Chemours—which was spun off by DuPont, presumably so the parent company could pretend its hands were clean—is getting hit right in the checkbook. The settlement, filed in a West Virginia federal court, commands Chemours to write a $22.5 million check for civil penalties and spend another $90 million over the next 15 years to mitigate PFAS discharges in West Virginia, North Carolina, and New Jersey. They also have to drop $60 million on pollution controls in West Virginia and an estimated $280 million to supply clean water to communities they contaminated.
But here is the based part of the deal: the feds aren't shutting the plant down. Under this agreement, Chemours gets to keep right on manufacturing PFAS for commercial and military applications. As Adam Gustafson from the DOJ put it, the administration "recognizes the important role of Chemours for its commercial and military obligations." In other words, we need these chemicals to keep our military and our economy running, and the adults in the room are smart enough not to destroy our domestic supply chains over corporate negligence.
Naturally, the EPA is taking a victory lap. Assistant Administrator Jeffrey Hall declared that the settlement "delivers on the Trump administration’s promise to make polluters pay and stop PFAS contamination at the source." It turns out you don't need a massive, economy-killing Green New Deal to hold actual polluters accountable. You just need to walk into court, present the facts, and make them pay for their own clean-up.
Meanwhile, the corporate suits are putting on their best PR face. Chemours spokesperson Jess Loizeaux spun the massive fine as a positive, saying it gives them "greater clarity on future compliance requirements." Translation: they are happy to pay the fine if it means the regulatory deep state will finally get off their backs and let them get back to work. The company has already started planning operational improvements to make sure they don't get slapped with another half-billion-dollar bill.

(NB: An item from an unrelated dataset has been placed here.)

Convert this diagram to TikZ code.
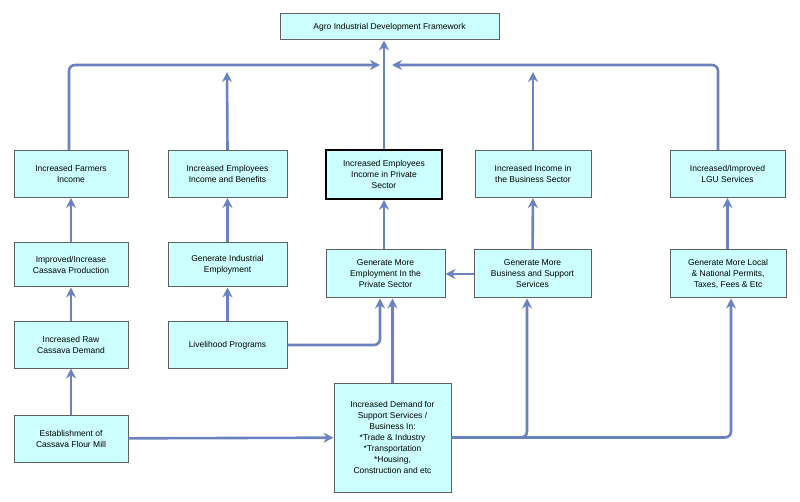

But the biggest news here is what the Trump administration is doing next. While they are holding Chemours accountable for actual, localized pollution, they are also getting ready to gut the unachievable Biden-era regulations on drinking water. The EPA is expected to propose a rollback of the absurdly tight limits on "forever chemicals" in public water systems. While they're keeping tough standards on the two most common types of PFAS, they are delaying the rest of the red tape to save local taxpayers from bankruptcy.